Thursday, 04 March 2021: Yesterday, a meeting of Parliament’s Standing Committee on Public Accounts (SCOPA) took place at which Eskom was, in accordance with the agenda, prepared to, but not asked to present information on its annual report and procurement deviations and expansions. SCOPA decided at the meeting not to consider the Eskom annual accounts, but rather to defer the proceedings, in order to consider certain claims made by the suspended Chief Procurement Officer of Eskom, Mr Solly Tshitangano, and to hear evidence from Mr Tshitangano in person. Eskom remains ready and available to account to parliament as required by law.
Procurement at Eskom has long been an area of particular concern to the Board of Eskom, as it has been, and continues to be, an area associated with state capture.
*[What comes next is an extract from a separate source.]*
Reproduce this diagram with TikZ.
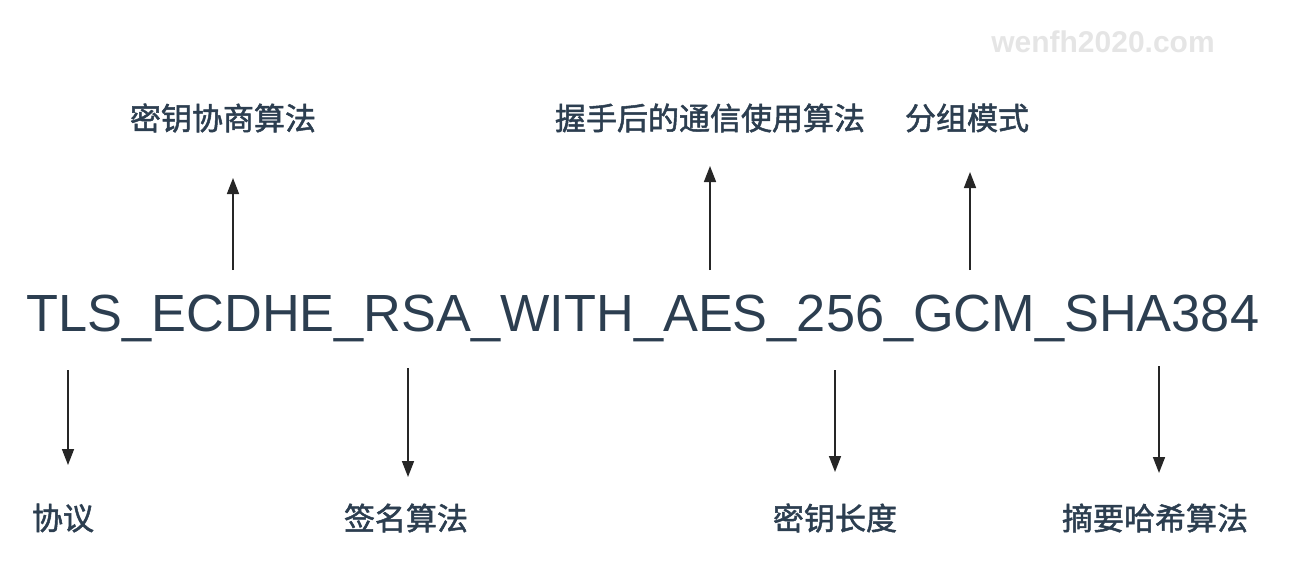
\documentclass[tikz,border=0pt]{standalone}
\usepackage{fontspec}
\setmainfont{Liberation Sans}
\newfontfamily\cjk[FakeBold=1.6]{Noto Sans CJK SC}
\usetikzlibrary{arrows.meta}
\definecolor{ink}{HTML}{2C3E50}
\begin{document}
\begin{tikzpicture}[x=1pt,y=-1pt,
  lab/.style={font=\cjk\fontsize{31}{34}\selectfont,text=ink,inner sep=0},
  arr/.style={draw=black!85,line width=1.6pt,-{Triangle[length=16pt,width=12pt]}},
  wm/.style={text=black!10,inner sep=0}]
\useasboundingbox (0,0) rectangle (1298,568);
\node[text=ink,inner sep=0,font=\fontsize{52.3}{60}\selectfont] (main) at (643,318) {TLS\_ECDHE\_RSA\_WITH\_AES\_256\_GCM\_SHA384};
\node[lab] (k1) at (223,118) {密钥协商算法};
\node[lab] (k2) at (710,118) {握手后的通信使用算法};
\node[lab] (k3) at (967,118) {分组模式};
\node[lab] (b1) at (63,518) {协议};
\node[lab] (b2) at (406,518) {签名算法};
\node[lab] (b3) at (835,518) {密钥长度};
\node[lab] (b4) at (1155,518) {摘要哈希算法};
\coordinate (u1) at (233,270); \coordinate (u2) at (710,270); \coordinate (u3) at (970,270);
\coordinate (d1) at (68,370); \coordinate (d2) at (408,368); \coordinate (d3) at (835,370); \coordinate (d4) at (1159,366);
\draw[arr] (u1) -- (233,178);
\draw[arr] (u2) -- (710,166);
\draw[arr] (u3) -- (970,172);
\draw[arr] (d1) -- (68,465);
\draw[arr] (d2) -- (408,477);
\draw[arr] (d3) -- (835,472);
\draw[arr] (d4) -- (1159,473);
\node[wm,font=\bfseries\fontsize{30}{32}\selectfont] (w1) at (1103,42) {wenfh2020.com};
\end{tikzpicture}
\end{document}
Savings expected from procurement have failed to materialise, and as hearings at SCOPA have repeatedly evidenced, compliance with National Treasury requirements have not met the expectations of the Board with regard to good governance. The Board has therefore encouraged and instructed the executive management of Eskom, including the Group Chief Executive, André de Ruyter, to pay particular attention to the procurement function to effect the required change, and deliver the expected savings. Progress in this regard has been slower than the Board would have liked to see, at least in part due to leadership lacunae in the procurement function.
The Board of Eskom therefore wishes to affirm its support and confidence in the executive management of the company in instilling a high performance culture, including the application of appropriate consequence management in accordance with Eskom’s internal disciplinary processes. The Board has complete faith in the company’s internal processes and governance procedures to deliver a fair process and outcome on the matter of the suspended Chief Procurement Officer.
The executive management team remains fully accountable to the Board, and the Board is confident that the management team is currently performing its critically important duties to restore Eskom to operational stability and a sustainable financial position.
Unfortunately, over the past few weeks a number of allegations have been put in the public domain and in the media, which, on the face of it, seek to influence internal operational and good governance processes by exerting pressure through structures outside of Eskom.
These allegations and the accompanying unwarranted attacks on Eskom’s management team have the potential effect of distracting management from the critical role of restoring Eskom to operational effectiveness and financial stability.
This is unfortunate as Eskom is a critical and strategic asset of South Africa, on which the fortunes of the whole country and economy depend. Eskom’s Board is confident that management is executing its mandate to restructure the business, reduce the risk of loadshedding, and drive greater efficiency through cost savings, including from scrutinising existing and new procurement contracts. The Board will continue to support and guide management in these efforts.